Why is the 0.2% offset method used?
The 0.2% offset method is a standardized way to define yield strength for materials that do not exhibit a sharp yield point (e.g., aluminum, copper). It provides a consistent and reproducible measure of the stress at which plastic deformation begins. The 0.2% strain offset is arbitrary but widely accepted in engineering standards.
How do I know if my material has a sharp yield point?
Materials like low-carbon steel exhibit a sharp yield point, visible as a sudden drop or plateau in the stress-strain curve. This is due to the movement of dislocations in the crystal structure. If your curve shows a clear "knee" or upper/lower yield points, the material has a sharp yield point. Otherwise, use the 0.2% offset method.
Can I calculate yield strength without knowing the elastic modulus?

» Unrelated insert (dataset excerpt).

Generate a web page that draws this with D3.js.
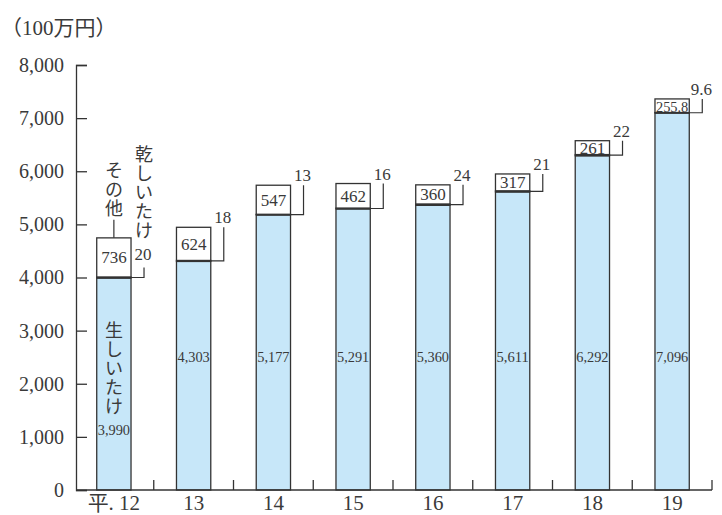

No, the elastic modulus is required for the 0.2% offset method. However, if your material has a sharp yield point (e.g., low-carbon steel), you can directly read the yield strength from the stress-strain curve without needing E. For materials without a sharp yield point, E must be known or calculated from the initial linear portion of the curve.
What is the significance of the elastic region in the stress-strain curve?
The elastic region represents the portion of the curve where the material deforms reversibly. In this region, stress is directly proportional to strain (Hooke’s Law: σ = Eε). The slope of this region is the elastic modulus (E). Once the yield point is exceeded, the material enters the plastic region, where deformation is permanent.
How does strain rate affect yield strength?
Yield strength can increase with higher strain rates (dynamic loading) due to the material’s viscosity-like behavior. This is known as strain rate sensitivity. For example, steel may exhibit a higher yield strength under impact loading compared to static loading. Always test materials at strain rates relevant to their intended application.
What are the limitations of the 0.2% offset method?
The 0.2% offset method assumes a linear elastic region, which may not hold for all materials (e.g., some polymers or composites). Additionally, it is an arbitrary definition and may not correlate perfectly with the onset of plastic deformation in all cases. For critical applications, consider using more advanced methods like the tangent modulus method or Ramberg-Osgood equation.